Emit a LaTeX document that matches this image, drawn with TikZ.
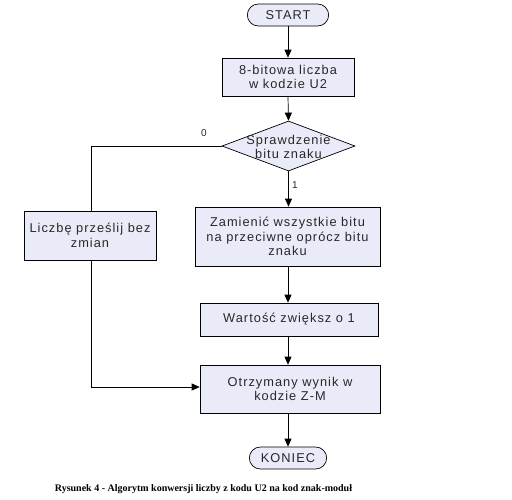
\documentclass[tikz,border=0pt]{standalone}
\usepackage{fontspec}
\setmainfont{Liberation Sans}[LetterSpace=8]
\newfontfamily\capfont{Liberation Serif}
\usetikzlibrary{shapes.geometric,shapes.misc,arrows.meta}
\definecolor{boxfill}{RGB}{234,235,248}
\definecolor{txt}{RGB}{40,40,40}
\tikzset{
  every node/.style={font=\fontsize{12.8}{14.5}\selectfont, text=txt},
  procbox/.style={draw=black, fill=boxfill, rectangle, align=center, inner sep=2pt, line width=0.7pt},
  termbox/.style={draw=black, fill=boxfill, rounded rectangle, align=center, line width=0.7pt},
  decbox/.style={draw=black, fill=boxfill, diamond, aspect=2.66, inner sep=0pt, line width=0.7pt},
  conn/.style={line width=0.7pt, -{Triangle[length=8pt,width=7pt]}},
  plainconn/.style={line width=0.7pt},
  lbl/.style={font=\fontsize{10}{12}\selectfont},
}
\begin{document}
\begin{tikzpicture}[x=1pt,y=-1pt]
\useasboundingbox (0,0) rectangle (512,499);
\node[termbox, minimum width=88pt, minimum height=22pt] (start) at (288,15) {START};
\node[procbox, minimum width=132pt, minimum height=38pt] (b1) at (288,77) {8-bitowa liczba\\w kodzie U2};
\node[decbox, minimum width=133pt, minimum height=50pt] (dec) at (288.5,146) {};
\node[align=center] (dectext) at (288.5,147) {Sprawdzenie\\bitu znaku};
\node[procbox, minimum width=132pt, minimum height=49pt] (left) at (90,235.5) {Liczbę prześlij bez\\zmian};
\node[procbox, minimum width=185pt, minimum height=59pt] (zam) at (287.5,236.5) {Zamienić wszystkie bitu\\na przeciwne oprócz bitu\\znaku};
\node[procbox, minimum width=178pt, minimum height=33pt] (war) at (289,319.5) {Wartość zwiększ o 1};
\node[procbox, minimum width=180pt, minimum height=48pt] (otr) at (290,389) {Otrzymany wynik w\\kodzie Z-M};
\node[termbox, minimum width=84pt, minimum height=22pt] (kon) at (288,458) {KONIEC};
\coordinate (ax) at (288,0);
\coordinate (c1) at (91,146);
\coordinate (c2) at (91,387);
\draw[conn] (start.south) -- (b1.north);
\draw[conn] (b1.south) -- (dec.north);
\draw[conn] (dec.south) -- node[right, pos=0.4, lbl] {1} (dec.south |- zam.north);
\draw[conn] (zam.south -| ax) -- (war.north -| ax);
\draw[conn] (war.south -| ax) -- (otr.north -| ax);
\draw[conn] (otr.south -| ax) -- (kon.north);
\draw[plainconn] (dec.west) -- (c1) -- (left.north -| c1);
\draw[conn] (left.south -| c2) -- (c2) -- (otr.west |- c2);
\node[lbl] (zero) at (204,133) {0};
\node[font=\capfont\bfseries\fontsize{10}{11}\selectfont, text=black] (cap) at (203.5,489) {Rysunek 4 - Algorytm konwersji liczby z kodu U2 na kod znak-moduł};
\end{tikzpicture}
\end{document}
----------------
Transcribe the listing in full and omit the pictures.

Emit a LaTeX document that matches this image, drawn with TikZ.
\documentclass[tikz,border=0pt]{standalone}
\usepackage{fontspec}
\setmainfont{Liberation Sans}[LetterSpace=8]
\newfontfamily\capfont{Liberation Serif}
\usetikzlibrary{shapes.geometric,shapes.misc,arrows.meta}
\definecolor{boxfill}{RGB}{234,235,248}
\definecolor{txt}{RGB}{40,40,40}
\tikzset{
  every node/.style={font=\fontsize{12.8}{14.5}\selectfont, text=txt},
  procbox/.style={draw=black, fill=boxfill, rectangle, align=center, inner sep=2pt, line width=0.7pt},
  termbox/.style={draw=black, fill=boxfill, rounded rectangle, align=center, line width=0.7pt},
  decbox/.style={draw=black, fill=boxfill, diamond, aspect=2.66, inner sep=0pt, line width=0.7pt},
  conn/.style={line width=0.7pt, -{Triangle[length=8pt,width=7pt]}},
  plainconn/.style={line width=0.7pt},
  lbl/.style={font=\fontsize{10}{12}\selectfont},
}
\begin{document}
\begin{tikzpicture}[x=1pt,y=-1pt]
\useasboundingbox (0,0) rectangle (512,499);
\node[termbox, minimum width=88pt, minimum height=22pt] (start) at (288,15) {START};
\node[procbox, minimum width=132pt, minimum height=38pt] (b1) at (288,77) {8-bitowa liczba\\w kodzie U2};
\node[decbox, minimum width=133pt, minimum height=50pt] (dec) at (288.5,146) {};
\node[align=center] (dectext) at (288.5,147) {Sprawdzenie\\bitu znaku};
\node[procbox, minimum width=132pt, minimum height=49pt] (left) at (90,235.5) {Liczbę prześlij bez\\zmian};
\node[procbox, minimum width=185pt, minimum height=59pt] (zam) at (287.5,236.5) {Zamienić wszystkie bitu\\na przeciwne oprócz bitu\\znaku};
\node[procbox, minimum width=178pt, minimum height=33pt] (war) at (289,319.5) {Wartość zwiększ o 1};
\node[procbox, minimum width=180pt, minimum height=48pt] (otr) at (290,389) {Otrzymany wynik w\\kodzie Z-M};
\node[termbox, minimum width=84pt, minimum height=22pt] (kon) at (288,458) {KONIEC};
\coordinate (ax) at (288,0);
\coordinate (c1) at (91,146);
\coordinate (c2) at (91,387);
\draw[conn] (start.south) -- (b1.north);
\draw[conn] (b1.south) -- (dec.north);
\draw[conn] (dec.south) -- node[right, pos=0.4, lbl] {1} (dec.south |- zam.north);
\draw[conn] (zam.south -| ax) -- (war.north -| ax);
\draw[conn] (war.south -| ax) -- (otr.north -| ax);
\draw[conn] (otr.south -| ax) -- (kon.north);
\draw[plainconn] (dec.west) -- (c1) -- (left.north -| c1);
\draw[conn] (left.south -| c2) -- (c2) -- (otr.west |- c2);
\node[lbl] (zero) at (204,133) {0};
\node[font=\capfont\bfseries\fontsize{10}{11}\selectfont, text=black] (cap) at (203.5,489) {Rysunek 4 - Algorytm konwersji liczby z kodu U2 na kod znak-moduł};
\end{tikzpicture}
\end{document}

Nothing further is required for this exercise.